Talbot escapes only to find the Frankenstein monster frozen in a weakened state.
Together, they search for Maleva (Maria Ouspenskaya), whom Talbot believes can understand and help them both.
Sadly, this is not the case; but she does say Doctor Frankenstein can cure him.
There they learn that Doctor Frankenstein is dead, his castle in ruins. But his daughter the Baroness (Ilona Massey) is in the village.
Talbot tries to convince her to give him the records of her late father’s experiments but she refuses.
They attend the Festival of the New Wine at the invitation of the Mayor (Lionel Atwill) where the rollicking song of “Eternal Life,” sung by the townspeople in celebration pushes Talbot into a rage.
Talbot and the Baroness also meet Doctor Mannering who has been tailing Talbot’s journey.
The Frankenstein monster enters the village, letting everyone escape to the castle where the Baroness finds the secret hiding place of the book of her father’s experiments.
Doctor Mannering agrees to help but in the process wants to see the monster at full power while draining off Talbot’s life energy to give him final death.

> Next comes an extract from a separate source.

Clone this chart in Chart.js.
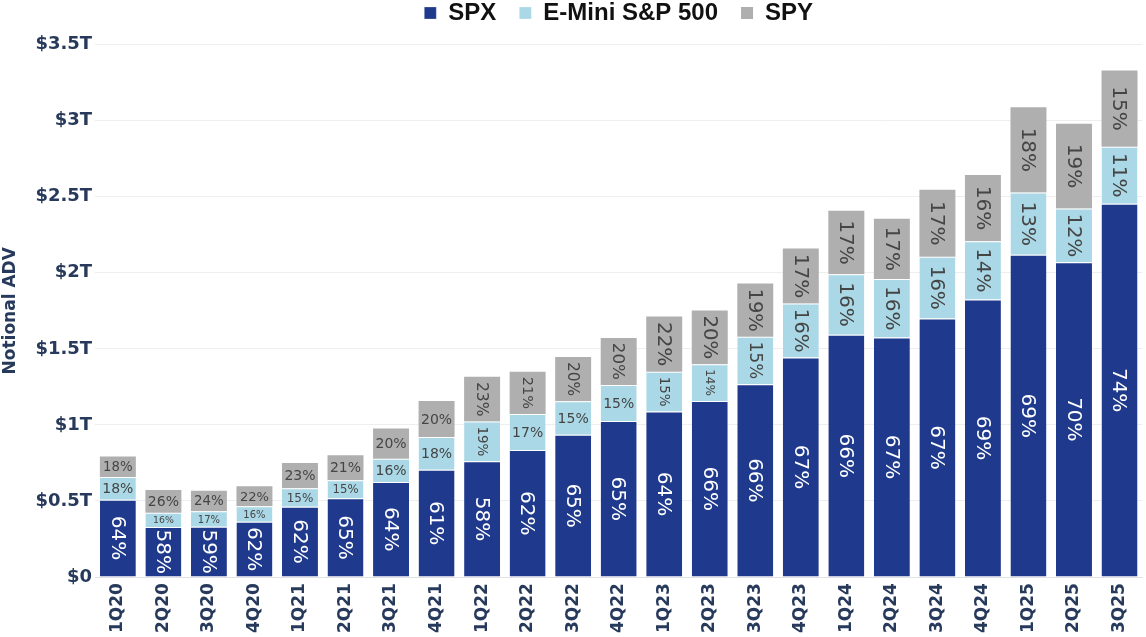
<!DOCTYPE html>
<html>
<head>
<meta charset="utf-8">
<script src="https://cdn.jsdelivr.net/npm/chart.js@4.4.1/dist/chart.umd.min.js"></script>
<style>
  html, body { margin: 0; padding: 0; background: #fff; }
  #wrap { width: 1146px; height: 637px; position: relative; }
</style>
</head>
<body>
<div id="wrap"><canvas id="c"></canvas></div>
<script>
const categories = ['1Q20','2Q20','3Q20','4Q20','1Q21','2Q21','3Q21','4Q21','1Q22','2Q22','3Q22','4Q22','1Q23','2Q23','3Q23','4Q23','1Q24','2Q24','3Q24','4Q24','1Q25','2Q25','3Q25'];
// Notional ADV, trillions of dollars
const spx   = [0.509,0.329,0.331,0.364,0.463,0.518,0.625,0.706,0.761,0.836,0.936,1.026,1.088,1.158,1.268,1.443,1.592,1.574,1.700,1.824,2.118,2.070,2.454];
const emini = [0.149,0.094,0.101,0.101,0.121,0.118,0.153,0.215,0.261,0.236,0.220,0.237,0.261,0.241,0.311,0.355,0.399,0.386,0.405,0.384,0.410,0.353,0.375];
const spy   = [0.134,0.149,0.136,0.132,0.166,0.164,0.198,0.237,0.294,0.278,0.291,0.309,0.364,0.353,0.351,0.362,0.417,0.395,0.441,0.435,0.560,0.557,0.501];
// Share labels (%)
const spxPct   = [64,58,59,62,62,65,64,61,58,62,65,65,64,66,66,67,66,67,67,69,69,70,74];
const eminiPct = [18,16,17,16,15,15,16,18,19,17,15,15,15,14,15,16,16,16,16,14,13,12,11];
const spyPct   = [18,26,24,22,23,21,20,20,23,21,20,20,22,20,19,17,17,17,17,16,18,19,15];
const yTicks = [0,0.5,1,1.5,2,2.5,3,3.5];

const NAVY = '#283a5b';
const labelFont = '"DejaVu Sans", Verdana, sans-serif';

const pctLabels = {
  id: 'pctLabels',
  afterDatasetsDraw(chart) {
    const ctx = chart.ctx;
    const pcts = [spxPct, eminiPct, spyPct];
    chart.data.datasets.forEach((ds, i) => {
      const meta = chart.getDatasetMeta(i);
      meta.data.forEach((bar, j) => {
        const p = bar.getProps(['x','y','base','width'], true);
        const top = Math.min(p.y, p.base), bot = Math.max(p.y, p.base);
        const h = bot - top;
        const cx = p.x, cy = (top + bot) / 2;
        const txt = pcts[i][j] + '%';
        ctx.save();
        ctx.textAlign = 'center';
        ctx.textBaseline = 'middle';
        ctx.fillStyle = i === 0 ? '#ffffff' : '#454545';
        let rotated, size;
        if (i === 0) { rotated = true; size = 20; }
        else if (h > 36.3) { rotated = true; size = Math.min(20, (h - 10) / 2.22); }
        else { rotated = false; size = Math.min(14, h * 0.65, (p.width - 4) / 2.22); }
        ctx.font = size.toFixed(1) + 'px ' + labelFont;
        ctx.translate(cx, cy);
        if (rotated) ctx.rotate(Math.PI / 2);
        ctx.fillText(txt, 0, 1);
        ctx.restore();
      });
    });
  }
};

new Chart(document.getElementById('c'), {
  type: 'bar',
  data: {
    labels: categories,
    datasets: [
      { label: 'SPX', data: spx, backgroundColor: '#1f3a8c', borderColor: '#ffffff', borderWidth: {top: 1, left: 0, right: 0, bottom: 0}, borderSkipped: false },
      { label: 'E-Mini S&P 500', data: emini, backgroundColor: '#aad8e6', borderColor: '#ffffff', borderWidth: {top: 1, left: 0, right: 0, bottom: 0}, borderSkipped: false },
      { label: 'SPY', data: spy, backgroundColor: '#afafaf', borderColor: '#ffffff', borderWidth: 0 }
    ]
  },
  options: {
    responsive: true,
    maintainAspectRatio: false,
    animation: false,
    layout: { padding: { left: 0, right: 0, top: -22, bottom: -2 } },
    datasets: { bar: { categoryPercentage: 1, barPercentage: 0.79 } },
    plugins: {
      legend: {
        position: 'top',
        align: 'center',
        fullSize: false,
        labels: {
          boxWidth: 12, boxHeight: 12, padding: 23,
          color: '#111111',
          font: { family: '"Liberation Sans", Arial, sans-serif', size: 24, weight: 'bold' }
        }
      },
      subtitle: {
        display: true, text: '', position: 'top', weight: 500,
        padding: 0, font: { size: 8 }
      },
      tooltip: { enabled: false }
    },
    scales: {
      x: {
        stacked: true,
        grid: { display: false, drawTicks: false },
        border: { display: true, color: '#e2e2e2' },
        ticks: {
          minRotation: 90, maxRotation: 90, padding: 6, autoSkip: false,
          color: NAVY,
          font: { family: labelFont, size: 17, weight: 'bold' }
        }
      },
      y: {
        stacked: true,
        min: 0, max: 3.5,
        afterBuildTicks(axis) { axis.ticks = yTicks.map(v => ({ value: v })); },
        grid: { color: '#eeeeee', drawTicks: false },
        border: { display: false },
        ticks: {
          padding: 3,
          color: NAVY,
          font: { family: labelFont, size: 18, weight: 'bold' },
          callback: (v) => v === 0 ? '$0' : '$' + v + 'T'
        },
        title: {
          display: true, text: 'Notional ADV', color: NAVY,
          padding: { top: 0, bottom: 12 },
          font: { family: labelFont, size: 17, weight: 'bold' }
        }
      }
    }
  },
  plugins: [pctLabels]
});
</script>
</body>
</html>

The whole project is ruined with a flood of water from an exploded dam interrupting a fight between the two monsters while the others have the sense to escape.
Frankenstein Meets the Wolfman (some say refers to Talbot meeting the Baroness) is a wonderful film filled with great sets, photography, light and shadow, character and direction.
Lon Chaney, Jr. gives perhaps his best performance, infusing it with frustration, guile, brute strength and humanity.
The weakness is Bela Lugosi as the monster whose performance as a stumbling, bumbling arms forward creature, has, unfortunately, become some people’s concept of the Monster.
This would have been a brilliant film for the Universal Monster cycle if the monster had been more like Boris Karloff.